2. In the xy-plane, the point (a, 4) lies on the line whose equation is 2y+4x = 10.

Using Statement 1)
If (a,1) is inside the circle then the distance of (a,1) from the centre of circle should be less than radius (√3)
i.e. (a^2) + (1^2) < 3
i.e. a^2 < (3-1)
i.e. a^2 < 2
[spoiler]i.e. -√2 < a < √2 SUFFICIENT[/spoiler]

Using Statement 2)
If the point (a, 4) lies on the line whose equation is 2y+4x = 10 then the point will satisfy the above equation
i.e. 2 x(4) + 4 x (a) = 10
[spoiler]i.e. a= 2/4 = 0.5 Which is smaller than 2. Therefore, SUFFICIENT[/spoiler]
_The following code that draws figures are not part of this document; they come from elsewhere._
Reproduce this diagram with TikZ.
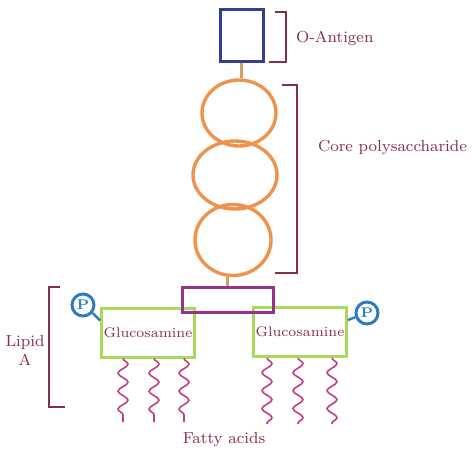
\documentclass[tikz,border=0pt]{standalone}
\usetikzlibrary{
  shapes,
  positioning,              % Function "of"
  decorations.pathmorphing, % Wavy fatty acid chains
  calc                      % Calculations $...$
}
\definecolor{antigenblue}{RGB}{50,64,145}
\definecolor{stemtan}{RGB}{205,162,98}
\definecolor{coreorange}{RGB}{238,146,76}
\definecolor{linkpurple}{RGB}{150,50,140}
\definecolor{glucogreen}{RGB}{168,216,92}
\definecolor{phosblue}{RGB}{45,125,190}
\definecolor{acidpink}{RGB}{192,62,136}
\definecolor{labelred}{RGB}{135,45,70}
\def\mylw{1.5pt}
\tikzset{
  font=\footnotesize,
  x=0.5pt, y=-0.5pt,
  line join=round,
  line cap=round,
  my antigen/.style={
    draw=antigenblue,
    line width=\mylw,
    rectangle,
    minimum width=21.5pt,
    minimum height=26pt
  },
  my sugar/.style={
    draw=coreorange,
    line width=1.7pt,
    ellipse,
    inner sep=0pt
  },
  my link/.style={
    draw=linkpurple,
    line width=\mylw,
    rectangle,
    minimum width=45.5pt,
    minimum height=12.5pt
  },
  my gluco/.style={
    draw=glucogreen,
    line width=\mylw,
    rectangle,
    minimum width=45pt,
    minimum height=24.5pt,
    inner sep=1pt,
    text=labelred,
    font=\scriptsize
  },
  my phos/.style={
    draw=phosblue,
    line width=\mylw,
    circle,
    minimum size=11pt,
    inner sep=0pt,
    text=phosblue,
    font=\scriptsize\bfseries
  },
  stem/.style={draw=stemtan,line width=1.2pt},
  bond/.style={draw=phosblue,line width=1.2pt},
  fatty acid/.style={
    draw=acidpink,
    line width=0.8pt,
    decorate,
    decoration={snake,amplitude=2.5pt,segment length=9pt}
  },
  brack/.style={draw=labelred,line width=0.6pt},
  my label/.style={text=labelred}
}
\begin{document}
\begin{tikzpicture}
\useasboundingbox (0,0) rectangle (474,464);
% O-antigen and core
\node[my antigen] (antigen) at (241.5,36) {};
\node[my sugar,minimum width=37pt,minimum height=33pt] (core1) at (239,113) {};
\node[my sugar,minimum width=42pt,minimum height=34pt] (core2) at (235,175) {};
\node[my sugar,minimum width=38pt,minimum height=35.5pt] (core3) at (233,240) {};
% lipid A
\node[my gluco] (glucoL) at (148,332.5) {Glucosamine};
\node[my gluco] (glucoR) at (300,332) {Glucosamine};
\node[my link] (link) at (227.5,300) {};
\node[my phos] (phosL) at (83,305) {P};
\node[my phos] (phosR) at (367,313) {P};
\path[stem] (antigen.south) -- (antigen.south |- core1.north);
\path[stem] (core3.south -| link.north) -- (link.north);
\path[bond] (phosL.-40) -- ([yshift=-7pt]glucoL.north west);
\path[bond] (phosR.200) -- ([yshift=-7pt]glucoR.north east);
\foreach \fx in {123,154,184}
  \path[fatty acid] (glucoL.south -| \fx,0) -- (\fx,422);
\foreach \fx in {267,298,332}
  \path[fatty acid] (glucoR.south -| \fx,0) -- (\fx,424);
% brackets and labels
\draw[brack] (275,12) -- (286,12) -- (286,62) -- (269,62);
\node[my label,anchor=west] (antigenlab) at (289,38) {O-Antigen};
\draw[brack] (282,85) -- (297,85) -- (297,273) -- (275,273);
\node[my label,anchor=west] (corelab) at (311,148) {Core polysaccharide};
\draw[brack] (60,287) -- (49,287) -- (49,407) -- (65,407);
\node[my label,align=center] (lipidlab) at (25,350) {Lipid\\A};
\node[my label] (acidlab) at (224,440) {Fatty acids};
\end{tikzpicture}
\end{document}
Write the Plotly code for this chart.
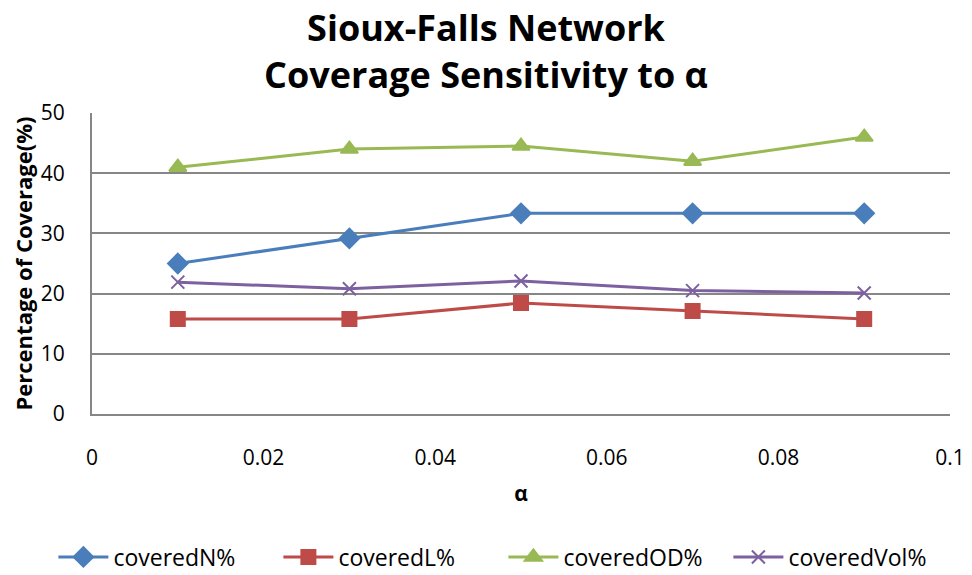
import plotly.graph_objects as go

# alpha values on the x axis
alpha = [0.01, 0.03, 0.05, 0.07, 0.09]

# coverage percentages
covered_n = [25.0, 29.17, 33.33, 33.33, 33.33]
covered_l = [15.79, 15.79, 18.42, 17.11, 15.79]
covered_od = [41.0, 44.0, 44.5, 42.0, 46.0]
covered_vol = [21.9, 20.8, 22.1, 20.5, 20.1]

x_ticks = [0, 0.02, 0.04, 0.06, 0.08, 0.1]
x_tick_text = ["0", "0.02", "0.04", "0.06", "0.08", "0.1"]
y_ticks = [0, 10, 20, 30, 40, 50]

FONT = "Open Sans"
GRID = "#868686"

series = [
    ("coveredN%", covered_n, "#4A7EBB", "diamond", 15),
    ("coveredL%", covered_l, "#BE4B48", "square", 14),
    ("coveredOD%", covered_od, "#98B954", "triangle-up", 15),
    ("coveredVol%", covered_vol, "#7D60A0", "x-thin", 13),
]

fig = go.Figure()
for name, vals, color, symbol, size in series:
    fig.add_trace(go.Scatter(
        x=alpha, y=vals, mode="lines+markers", name=name,
        line=dict(color=color, width=3),
        marker=dict(symbol=symbol, size=size, color=color,
                    line=dict(color=color, width=2)),
    ))

fig.update_layout(
    width=972, height=575,
    margin=dict(l=92, r=22, t=113, b=161, autoexpand=False),
    paper_bgcolor="white", plot_bgcolor="white",
    font=dict(family=FONT, color="black"),
    title=dict(
        text="<b>Sioux-Falls Network</b><br><b>Coverage Sensitivity to α</b>",
        x=0.5, xanchor="center", y=0.928, yanchor="middle",
        font=dict(family=FONT, size=36, color="black"),
    ),
    showlegend=True,
    legend=dict(
        orientation="h", x=-0.045, xanchor="left", y=-0.475, yanchor="middle",
        font=dict(family=FONT, size=23, color="black"),
        itemwidth=50, entrywidth=160, entrywidthmode="pixels",
    ),
)

fig.update_xaxes(
    range=[0, 0.1], tickvals=x_ticks, ticktext=x_tick_text,
    showgrid=False, zeroline=False, automargin=False,
    showline=True, linecolor=GRID, linewidth=2,
    ticks="", ticklabelstandoff=24,
    tickfont=dict(family=FONT, size=21, color="black"),
    title=dict(text="<b>α</b>", standoff=16,
               font=dict(family=FONT, size=21, color="black")),
)
fig.update_yaxes(
    range=[0, 50], tickvals=y_ticks,
    showgrid=True, gridcolor=GRID, gridwidth=1.5, automargin=False,
    zeroline=False, showline=True, linecolor=GRID, linewidth=2,
    ticks="", ticklabelstandoff=21,
    tickfont=dict(family=FONT, size=21, color="black"),
    title=dict(text="<b>Percentage of Coverage(%)</b>", standoff=2,
               font=dict(family=FONT, size=22, color="black")),
)

# drop the default page margin so the figure sits at the window's corner
fig.write_html("out.html", config={"displayModeBar": False},
               post_script="document.body.style.margin='0';")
[spoiler]Correct Answer Option - D[/spoiler]

GMATGuruNY Quoted:
a² < 2
a < √2

Hi GMATGuruNY,

Shouldn't it be corrected to
a² < 2
-√2 < a < √2

Because nowhere is it mentioned that a is positive.
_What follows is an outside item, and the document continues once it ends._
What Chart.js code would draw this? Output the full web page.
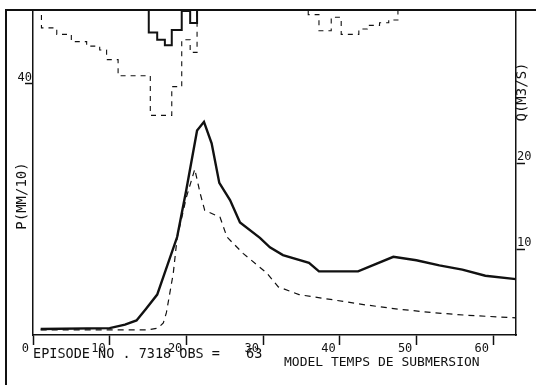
<!DOCTYPE html>
<html>
<head>
<meta charset="utf-8">
<script src="https://cdn.jsdelivr.net/npm/chart.js@4.4.0/dist/chart.umd.min.js"></script>
<style>
  html, body { margin: 0; padding: 0; background: #fff; }
  #wrap { width: 536px; height: 385px; position: relative; }
</style>
</head>
<body>
<div id="wrap"><canvas id="hydro"></canvas></div>
<script>
// Observed discharge Q (m3/s)
const obsT = [1, 10, 12, 13.5, 14.7, 16.2, 18.8, 20, 21.4, 22.3, 23.3, 24.3, 25.7, 27, 29.6, 30.9, 32.6, 36, 37.3, 42.4, 47, 50, 53, 56, 59, 63];
const obsQ = [0.7, 0.8, 1.2, 1.7, 3.0, 4.7, 11.4, 16.9, 23.8, 24.8, 22.3, 17.7, 15.7, 13.1, 11.3, 10.2, 9.3, 8.4, 7.4, 7.4, 9.1, 8.7, 8.1, 7.6, 6.9, 6.5];

// Model discharge Q (m3/s)
const simT = [1, 10, 15, 16.3, 17, 17.4, 18.3, 18.8, 20, 21.1, 21.8, 22.4, 24.4, 25.3, 27.4, 30.5, 32, 34.7, 39.1, 43.4, 47.7, 52.2, 56.5, 63];
const simQ = [0.6, 0.6, 0.6, 0.8, 1.4, 2.6, 7.2, 11.3, 16, 19.3, 16.5, 14.5, 13.7, 11.4, 9.5, 7.2, 5.6, 4.7, 4.1, 3.5, 3.0, 2.6, 2.3, 2.0];

// Rain P (mm/10), hanging from the top axis (value i holds from t[i] to t[i+1])
const rainObsT = [15.1, 15.1, 16.2, 17.2, 18.1, 19.4, 20.5, 21.4];
const rainObsP = [0, 12, 16, 19, 10.5, 0, 6.7, 0];

// Second (dashed) step series, null breaks the line
const rainSimT = [1.1, 1.1, 3.1, 5, 7, 8.7, 9.6, 11.1, 15.3, 18.1, 19.4, 20.5, 21.4, 30, 35.9, 35.9, 37.3, 38.9, 40.2, 42.5, 43.6, 45.2, 46.4, 47.6];
const rainSimP = [2.2, 9.4, 13, 17, 19.5, 21.7, 27, 36, 58, 42, 16, 23, 0, null, 0, 2, 11, 3.5, 13, 10, 8, 6.5, 5, 0];

// Ticks
const xTicks = [0, 10, 20, 30, 40, 50, 60];
const pTicks = [40];
const qTicks = [10, 20];

const INK = '#111';
const tickFont = { family: 'DejaVu Sans Mono', size: 12 };

function pts(xs, ys) {
    return xs.map((x, i) => ({ x: x, y: ys[i] }));
}

// Frame lines and the texts under the plot
const framePlugin = {
    id: 'frame',
    afterDraw(chart) {
        const c = chart.ctx;
        c.save();
        c.strokeStyle = INK;
        c.lineWidth = 2;
        c.beginPath();
        c.moveTo(6, 385);
        c.lineTo(6, 10);
        c.lineTo(536, 10);
        c.stroke();

        c.fillStyle = INK;
        c.font = '13.5px "DejaVu Sans Mono"';
        c.textBaseline = 'alphabetic';
        c.fillText('EPISODE NO . 7318 OBS =', 33, 358);
        c.fillText('63', 246, 358);
        c.font = '13px "DejaVu Sans Mono"';
        c.fillText('MODEL TEMPS DE SUBMERSION', 284, 366);

        // axis titles, both read bottom to top
        c.font = '14px "DejaVu Sans Mono"';
        c.textAlign = 'center';
        c.textBaseline = 'middle';
        c.save();
        c.translate(22, 196);
        c.rotate(-Math.PI / 2);
        c.fillText('P(MM/10)', 0, 0);
        c.restore();
        c.save();
        c.translate(522, 92);
        c.rotate(-Math.PI / 2);
        c.fillText('Q(M3/S)', 0, 0);
        c.restore();
        c.restore();
    }
};

new Chart(document.getElementById('hydro'), {
    type: 'line',
    data: {
        datasets: [
            {
                data: pts(obsT, obsQ),
                yAxisID: 'q',
                borderColor: INK,
                borderWidth: 2.4,
                pointRadius: 0,
                tension: 0
            },
            {
                data: pts(simT, simQ),
                yAxisID: 'q',
                borderColor: INK,
                borderWidth: 1.2,
                borderDash: [6, 5],
                pointRadius: 0,
                tension: 0
            },
            {
                data: pts(rainObsT, rainObsP),
                yAxisID: 'p',
                borderColor: INK,
                borderWidth: 2,
                stepped: 'before',
                pointRadius: 0
            },
            {
                data: pts(rainSimT, rainSimP),
                yAxisID: 'p',
                borderColor: INK,
                borderWidth: 1.1,
                borderDash: [5, 5],
                stepped: 'before',
                spanGaps: false,
                pointRadius: 0
            }
        ]
    },
    options: {
        responsive: true,
        maintainAspectRatio: false,
        animation: false,
        layout: { padding: { top: 11, left: 0, right: 0, bottom: 0 } },
        plugins: {
            legend: { display: false },
            tooltip: { enabled: false }
        },
        scales: {
            x: {
                type: 'linear',
                position: 'bottom',
                min: 0,
                max: 63,
                afterFit: s => { s.height = 50; },
                afterBuildTicks: s => { s.ticks = xTicks.map(v => ({ value: v })); },
                grid: { drawOnChartArea: false, tickLength: 10, tickColor: INK, tickWidth: 1.5 },
                border: { color: INK, width: 1.5 },
                ticks: { align: 'end', labelOffset: -4, padding: -3, font: tickFont, color: INK, maxRotation: 0, autoSkip: false }
            },
            p: {
                type: 'linear',
                position: 'left',
                reverse: true,
                min: 0,
                max: 180,
                afterFit: s => { s.width = 33; },
                afterBuildTicks: s => { s.ticks = pTicks.map(v => ({ value: v })); },
                grid: { drawOnChartArea: false, tickLength: 8, tickColor: INK, tickWidth: 1.5 },
                border: { color: INK, width: 1.5 },
                ticks: { padding: -7, labelOffset: -5, font: tickFont, color: INK }
            },
            q: {
                type: 'linear',
                position: 'right',
                min: 0,
                max: 37.7,
                afterFit: s => { s.width = 20; },
                afterBuildTicks: s => { s.ticks = qTicks.map(v => ({ value: v })); },
                grid: { drawOnChartArea: false, tickLength: 9, tickColor: INK, tickWidth: 1.5 },
                border: { color: INK, width: 1.5 },
                ticks: { padding: -8, labelOffset: -6, font: tickFont, color: INK }
            }
        }
    },
    plugins: [framePlugin]
});
</script>
</body>
</html>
Although it doesn't change the answer of this particular question but somewhere else it may.

GMATinsight wrote:

GMATGuruNY Quoted:
a² < 2
a < √2

Hi GMATGuruNY,

Shouldn't it be corrected to
a² < 2
-√2 < a < √2

Because nowhere is it mentioned that a is positive.

Although it doesn't change the answer of this particular question but somewhere else it may.

The answer to the question stem can be NO only if a is positive.
Thus, when we evaluate the statements, we need consider only positive values for a.
I've amended my post above to make the reasoning clear.

Just to add two time saving tips for this question:

Given S1, we know that any point (x,y) inside the circle will satisfy the equation x² + y² < 3. Since the maximum value of x comes when y = 0, the greatest x we can have = √3. So we KNOW a < √3 < 2, and we don't need to do any substitution.

Given S2, we have two equations (2y + 4x = 10 and y = 4) and two variables, so we KNOW we can solve without bothering to.

This strikes me as a question differentiating between those who are comfortable with the coordinate plane (and will need virtually no time to solve it) and those who aren't (who will have a horrible time solving it, or even understanding the implications of the two statements). The testwriters seem to be asking tricky and novel (by their standards) coordinate geometry questions lately, so anyone reading this who feels weak in this subject is advised to brush up.